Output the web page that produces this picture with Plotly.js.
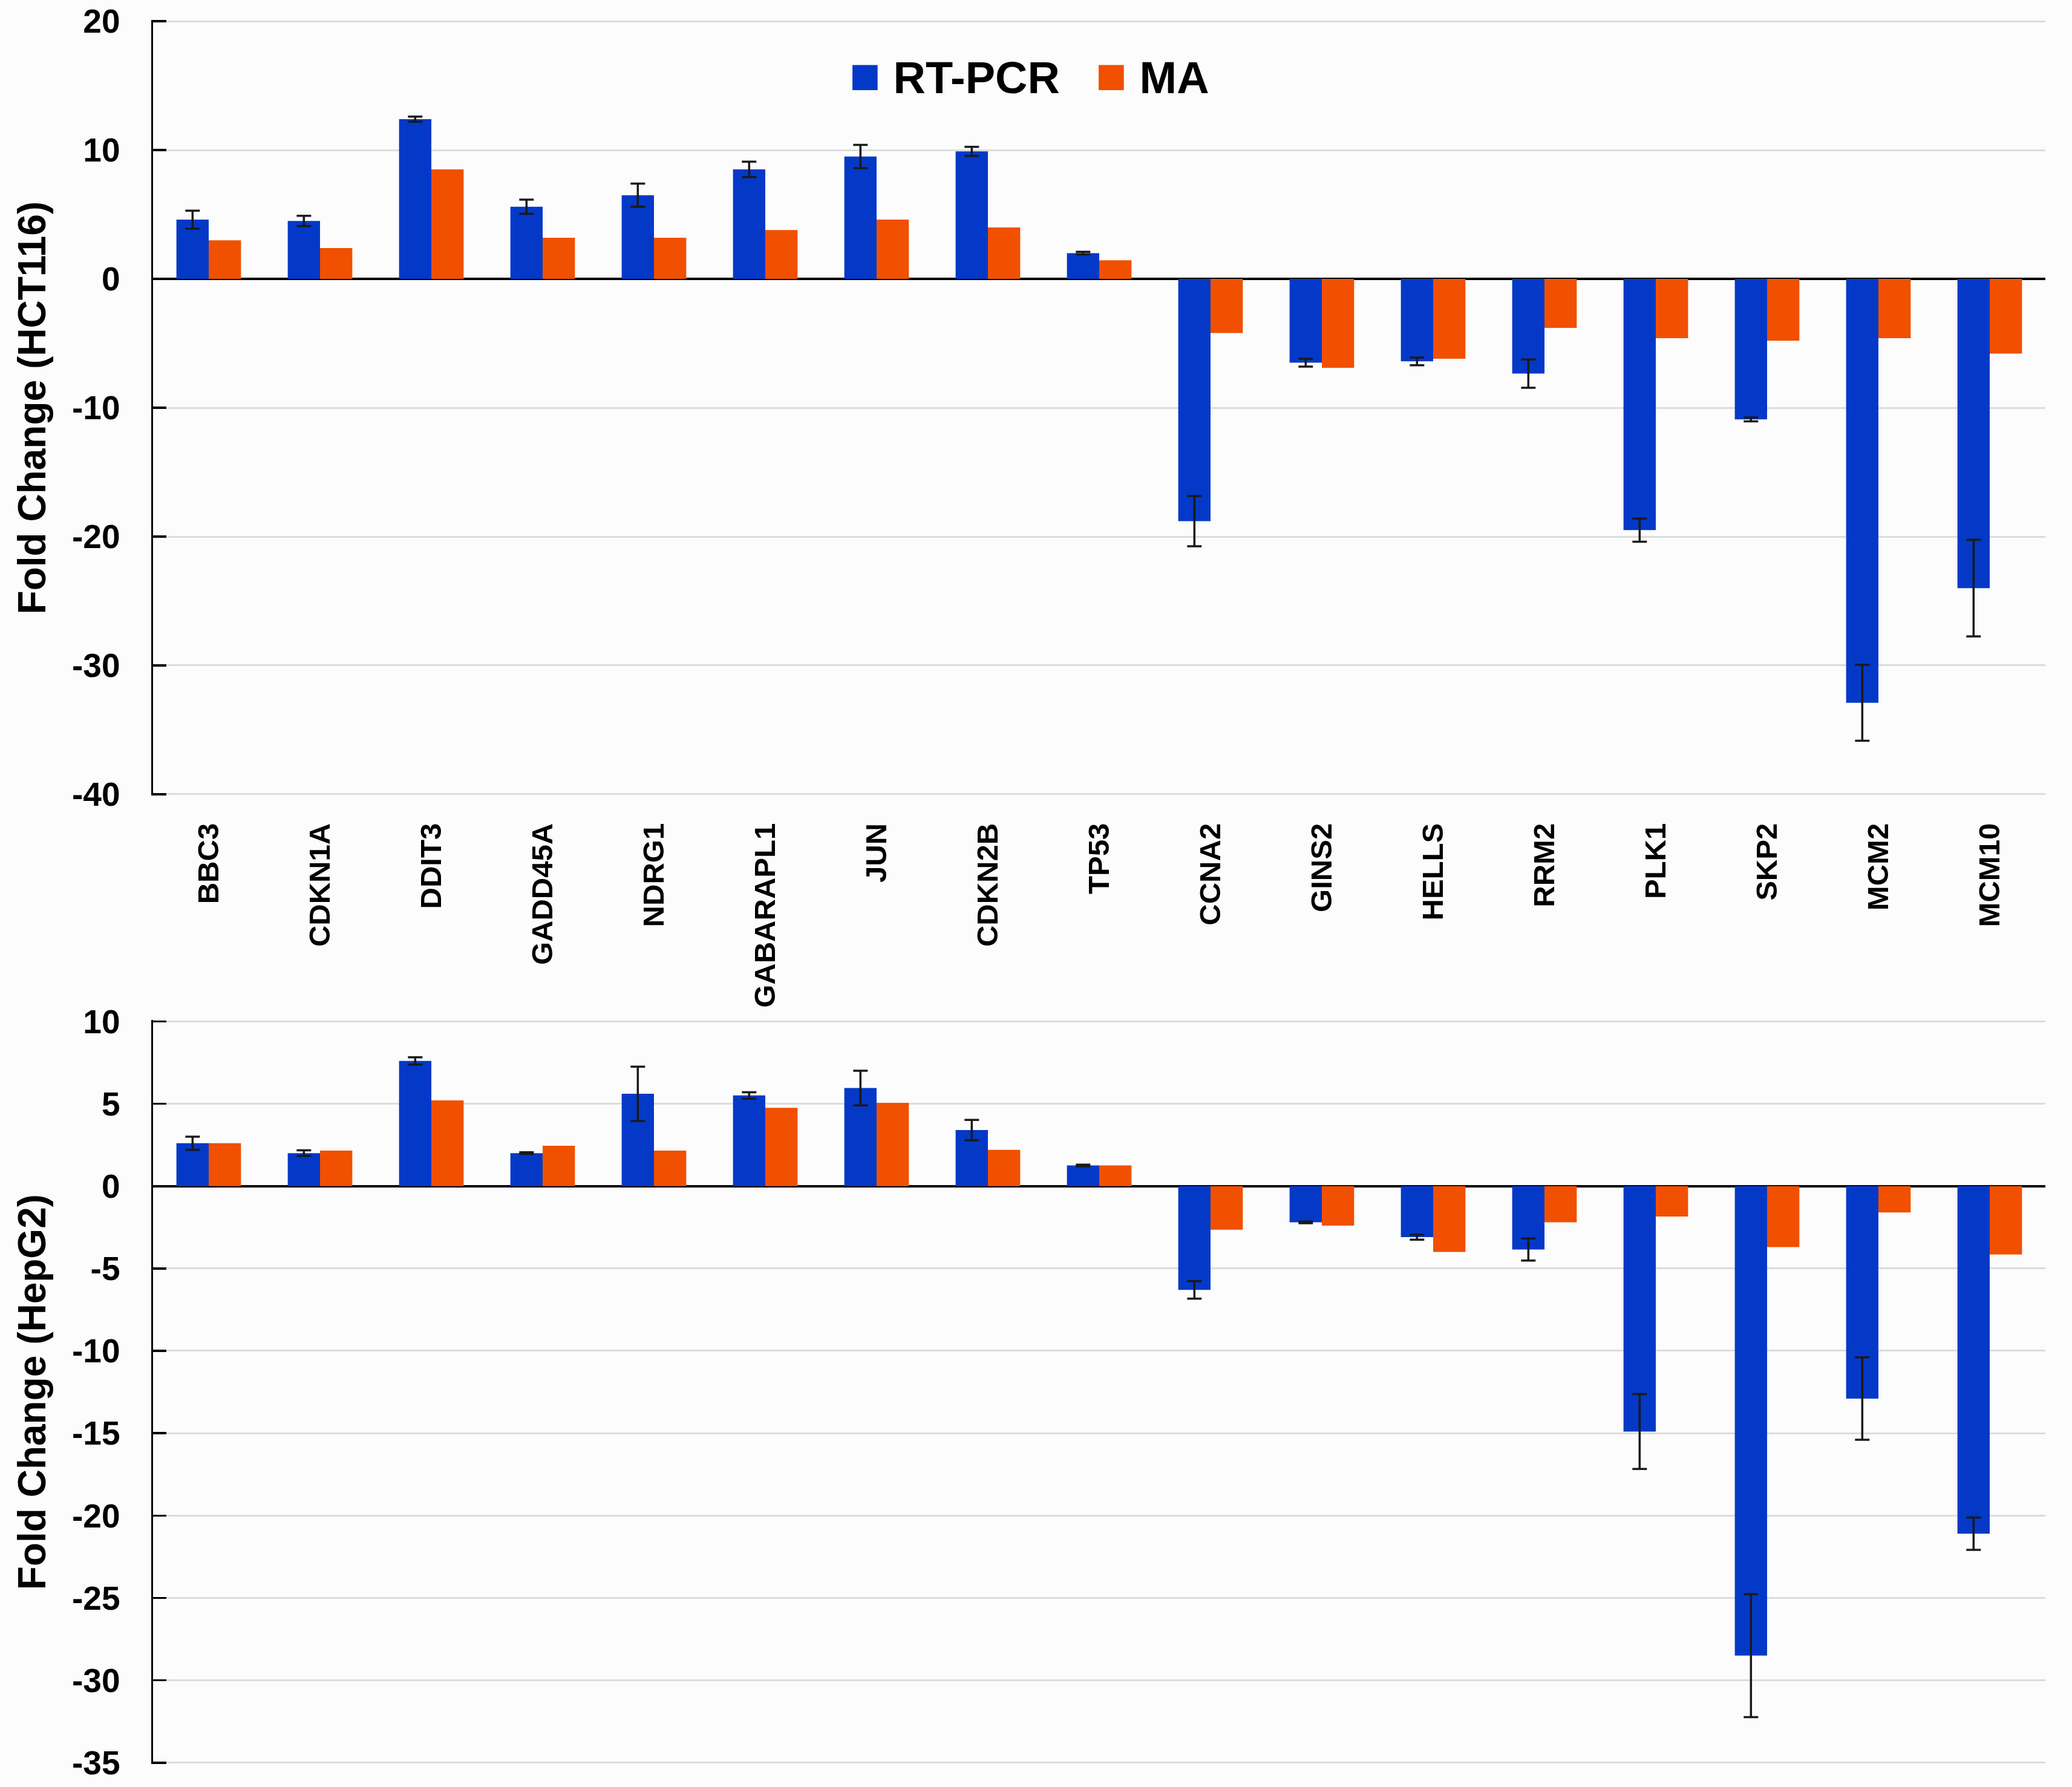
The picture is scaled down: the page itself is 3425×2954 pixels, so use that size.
<!DOCTYPE html>
<html>
<head>
<meta charset="utf-8">
<script src="https://cdn.plot.ly/plotly-3.0.1.min.js"></script>
<style>html,body{margin:0;padding:0;background:#fcfcfc;}</style>
</head>
<body>
<div id="chart" style="width:3425px;height:2954px;"></div>
<script>
// ---- data ----
var genes = ['BBC3','CDKN1A','DDIT3','GADD45A','NDRG1','GABARAPL1','JUN','CDKN2B','TP53','CCNA2','GINS2','HELLS','RRM2','PLK1','SKP2','MCM2','MCM10'];

var hctRT    = [4.6, 4.5, 12.4, 5.6, 6.5, 8.5, 9.5, 9.9, 2.0, -18.8, -6.5, -6.4, -7.35, -19.5, -10.9, -32.9, -24.0];
var hctRTerr = [0.7, 0.4, 0.2, 0.55, 0.9, 0.6, 0.9, 0.35, 0.1, 1.95, 0.3, 0.3, 1.1, 0.9, 0.15, 2.95, 3.75];
var hctMA    = [3.0, 2.4, 8.5, 3.2, 3.2, 3.8, 4.6, 4.0, 1.45, -4.2, -6.9, -6.2, -3.8, -4.6, -4.8, -4.6, -5.8];

var hepRT    = [2.6, 2.0, 7.6, 2.0, 5.6, 5.5, 5.95, 3.4, 1.25, -6.3, -2.2, -3.1, -3.85, -14.9, -28.5, -12.9, -21.1];
var hepRTerr = [0.4, 0.17, 0.22, 0.05, 1.65, 0.2, 1.05, 0.62, 0.05, 0.53, 0.05, 0.15, 0.67, 2.27, 3.73, 2.5, 0.98];
var hepMA    = [2.6, 2.15, 5.2, 2.45, 2.15, 4.75, 5.05, 2.2, 1.25, -2.65, -2.4, -4.0, -2.2, -1.85, -3.7, -1.6, -4.15];

var seriesNames = ['RT-PCR', 'MA'];
var yTitles = ['Fold Change (HCT116)', 'Fold Change (HepG2)'];

var hctTickVals = [20, 10, 0, -10, -20, -30, -40];
var hctTickText = ['20', '10', '0', '-10', '-20', '-30', '-40'];
var hepTickVals = [10, 5, 0, -5, -10, -15, -20, -25, -30, -35];
var hepTickText = ['10', '5', '0', '-5', '-10', '-15', '-20', '-25', '-30', '-35'];

// ---- styles ----
var BLUE = '#0439c8';
var ORANGE = '#f05000';
var FONT = 'Liberation Sans, Arial, Helvetica, sans-serif';

function errY(arr) {
  return {type: 'data', array: arr, visible: true, color: '#1a1a1a', thickness: 3.5, width: 12};
}

var traces = [
  {type: 'bar', name: seriesNames[0], x: genes, y: hctRT, error_y: errY(hctRTerr),
   marker: {color: BLUE}, xaxis: 'x', yaxis: 'y', showlegend: false},
  {type: 'bar', name: seriesNames[1], x: genes, y: hctMA,
   marker: {color: ORANGE}, xaxis: 'x', yaxis: 'y', showlegend: false},
  {type: 'bar', name: seriesNames[0], x: genes, y: hepRT, error_y: errY(hepRTerr),
   marker: {color: BLUE}, xaxis: 'x2', yaxis: 'y2', showlegend: false},
  {type: 'bar', name: seriesNames[1], x: genes, y: hepMA,
   marker: {color: ORANGE}, xaxis: 'x2', yaxis: 'y2', showlegend: false}
];

function yAxis(domain, range, tv, tt, title) {
  return {
    domain: domain, range: range,
    tickmode: 'array', tickvals: tv, ticktext: tt,
    showline: true, linecolor: '#000', linewidth: 3.5,
    ticks: 'inside', ticklen: 22, tickwidth: 3.5, tickcolor: '#000',
    showgrid: true, gridcolor: '#dcdcdc', gridwidth: 3,
    zeroline: true, zerolinecolor: '#000', zerolinewidth: 4,
    ticklabelstandoff: 40, ticklabeloverflow: 'allow',
    tickfont: {family: FONT, size: 55, color: '#000', weight: 'bold'},
    title: {text: title, standoff: 23, font: {family: FONT, size: 64, color: '#000', weight: 'bold'}},
    fixedrange: true
  };
}

var layout = {
  width: 3425, height: 2954,
  margin: {l: 253, r: 44, t: 33, b: 38},
  paper_bgcolor: '#fcfcfc', plot_bgcolor: '#fcfcfc',
  barmode: 'group', bargap: 0.42, bargroupgap: 0,
  font: {family: FONT, color: '#000', weight: 'bold'},
  xaxis: {
    anchor: 'y', domain: [0, 1], showline: false, showgrid: false, zeroline: false, ticks: '',
    tickangle: -90, ticklabelstandoff: 35,
    tickfont: {family: FONT, size: 49, color: '#000', weight: 'bold'}
  },
  yaxis: yAxis([0.5553, 1], [-40.1, 20.1], hctTickVals, hctTickText, yTitles[0]),
  xaxis2: {
    anchor: 'y2', domain: [0, 1], showline: false, showgrid: false, zeroline: false, ticks: '',
    showticklabels: false
  },
  yaxis2: yAxis([0, 0.4266], [-35.08, 10.08], hepTickVals, hepTickText, yTitles[1]),
  annotations: [
    {xref: 'paper', yref: 'paper', x: 0.3673, y: 0.9683, xanchor: 'left', yanchor: 'middle', showarrow: false,
     text: '<span style="color:' + BLUE + ';font-size:86px">■</span> ' + seriesNames[0],
     font: {family: FONT, size: 74, color: '#000', weight: 'bold'}},
    {xref: 'paper', yref: 'paper', x: 0.4975, y: 0.9683, xanchor: 'left', yanchor: 'middle', showarrow: false,
     text: '<span style="color:' + ORANGE + ';font-size:86px">■</span> ' + seriesNames[1],
     font: {family: FONT, size: 74, color: '#000', weight: 'bold'}}
  ]
};

Plotly.newPlot('chart', traces, layout, {displayModeBar: false, staticPlot: true});
</script>
</body>
</html>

____________________

» **REQUIRED WORK**
Reproduce the material word for word, minus the images.

» **WRITTEN SOLUTION**
Output the web page that produces this picture with Plotly.js.
The picture is scaled down: the page itself is 3425×2954 pixels, so use that size.
<!DOCTYPE html>
<html>
<head>
<meta charset="utf-8">
<script src="https://cdn.plot.ly/plotly-3.0.1.min.js"></script>
<style>html,body{margin:0;padding:0;background:#fcfcfc;}</style>
</head>
<body>
<div id="chart" style="width:3425px;height:2954px;"></div>
<script>
// ---- data ----
var genes = ['BBC3','CDKN1A','DDIT3','GADD45A','NDRG1','GABARAPL1','JUN','CDKN2B','TP53','CCNA2','GINS2','HELLS','RRM2','PLK1','SKP2','MCM2','MCM10'];

var hctRT    = [4.6, 4.5, 12.4, 5.6, 6.5, 8.5, 9.5, 9.9, 2.0, -18.8, -6.5, -6.4, -7.35, -19.5, -10.9, -32.9, -24.0];
var hctRTerr = [0.7, 0.4, 0.2, 0.55, 0.9, 0.6, 0.9, 0.35, 0.1, 1.95, 0.3, 0.3, 1.1, 0.9, 0.15, 2.95, 3.75];
var hctMA    = [3.0, 2.4, 8.5, 3.2, 3.2, 3.8, 4.6, 4.0, 1.45, -4.2, -6.9, -6.2, -3.8, -4.6, -4.8, -4.6, -5.8];

var hepRT    = [2.6, 2.0, 7.6, 2.0, 5.6, 5.5, 5.95, 3.4, 1.25, -6.3, -2.2, -3.1, -3.85, -14.9, -28.5, -12.9, -21.1];
var hepRTerr = [0.4, 0.17, 0.22, 0.05, 1.65, 0.2, 1.05, 0.62, 0.05, 0.53, 0.05, 0.15, 0.67, 2.27, 3.73, 2.5, 0.98];
var hepMA    = [2.6, 2.15, 5.2, 2.45, 2.15, 4.75, 5.05, 2.2, 1.25, -2.65, -2.4, -4.0, -2.2, -1.85, -3.7, -1.6, -4.15];

var seriesNames = ['RT-PCR', 'MA'];
var yTitles = ['Fold Change (HCT116)', 'Fold Change (HepG2)'];

var hctTickVals = [20, 10, 0, -10, -20, -30, -40];
var hctTickText = ['20', '10', '0', '-10', '-20', '-30', '-40'];
var hepTickVals = [10, 5, 0, -5, -10, -15, -20, -25, -30, -35];
var hepTickText = ['10', '5', '0', '-5', '-10', '-15', '-20', '-25', '-30', '-35'];

// ---- styles ----
var BLUE = '#0439c8';
var ORANGE = '#f05000';
var FONT = 'Liberation Sans, Arial, Helvetica, sans-serif';

function errY(arr) {
  return {type: 'data', array: arr, visible: true, color: '#1a1a1a', thickness: 3.5, width: 12};
}

var traces = [
  {type: 'bar', name: seriesNames[0], x: genes, y: hctRT, error_y: errY(hctRTerr),
   marker: {color: BLUE}, xaxis: 'x', yaxis: 'y', showlegend: false},
  {type: 'bar', name: seriesNames[1], x: genes, y: hctMA,
   marker: {color: ORANGE}, xaxis: 'x', yaxis: 'y', showlegend: false},
  {type: 'bar', name: seriesNames[0], x: genes, y: hepRT, error_y: errY(hepRTerr),
   marker: {color: BLUE}, xaxis: 'x2', yaxis: 'y2', showlegend: false},
  {type: 'bar', name: seriesNames[1], x: genes, y: hepMA,
   marker: {color: ORANGE}, xaxis: 'x2', yaxis: 'y2', showlegend: false}
];

function yAxis(domain, range, tv, tt, title) {
  return {
    domain: domain, range: range,
    tickmode: 'array', tickvals: tv, ticktext: tt,
    showline: true, linecolor: '#000', linewidth: 3.5,
    ticks: 'inside', ticklen: 22, tickwidth: 3.5, tickcolor: '#000',
    showgrid: true, gridcolor: '#dcdcdc', gridwidth: 3,
    zeroline: true, zerolinecolor: '#000', zerolinewidth: 4,
    ticklabelstandoff: 40, ticklabeloverflow: 'allow',
    tickfont: {family: FONT, size: 55, color: '#000', weight: 'bold'},
    title: {text: title, standoff: 23, font: {family: FONT, size: 64, color: '#000', weight: 'bold'}},
    fixedrange: true
  };
}

var layout = {
  width: 3425, height: 2954,
  margin: {l: 253, r: 44, t: 33, b: 38},
  paper_bgcolor: '#fcfcfc', plot_bgcolor: '#fcfcfc',
  barmode: 'group', bargap: 0.42, bargroupgap: 0,
  font: {family: FONT, color: '#000', weight: 'bold'},
  xaxis: {
    anchor: 'y', domain: [0, 1], showline: false, showgrid: false, zeroline: false, ticks: '',
    tickangle: -90, ticklabelstandoff: 35,
    tickfont: {family: FONT, size: 49, color: '#000', weight: 'bold'}
  },
  yaxis: yAxis([0.5553, 1], [-40.1, 20.1], hctTickVals, hctTickText, yTitles[0]),
  xaxis2: {
    anchor: 'y2', domain: [0, 1], showline: false, showgrid: false, zeroline: false, ticks: '',
    showticklabels: false
  },
  yaxis2: yAxis([0, 0.4266], [-35.08, 10.08], hepTickVals, hepTickText, yTitles[1]),
  annotations: [
    {xref: 'paper', yref: 'paper', x: 0.3673, y: 0.9683, xanchor: 'left', yanchor: 'middle', showarrow: false,
     text: '<span style="color:' + BLUE + ';font-size:86px">■</span> ' + seriesNames[0],
     font: {family: FONT, size: 74, color: '#000', weight: 'bold'}},
    {xref: 'paper', yref: 'paper', x: 0.4975, y: 0.9683, xanchor: 'left', yanchor: 'middle', showarrow: false,
     text: '<span style="color:' + ORANGE + ';font-size:86px">■</span> ' + seriesNames[1],
     font: {family: FONT, size: 74, color: '#000', weight: 'bold'}}
  ]
};

Plotly.newPlot('chart', traces, layout, {displayModeBar: false, staticPlot: true});
</script>
</body>
</html>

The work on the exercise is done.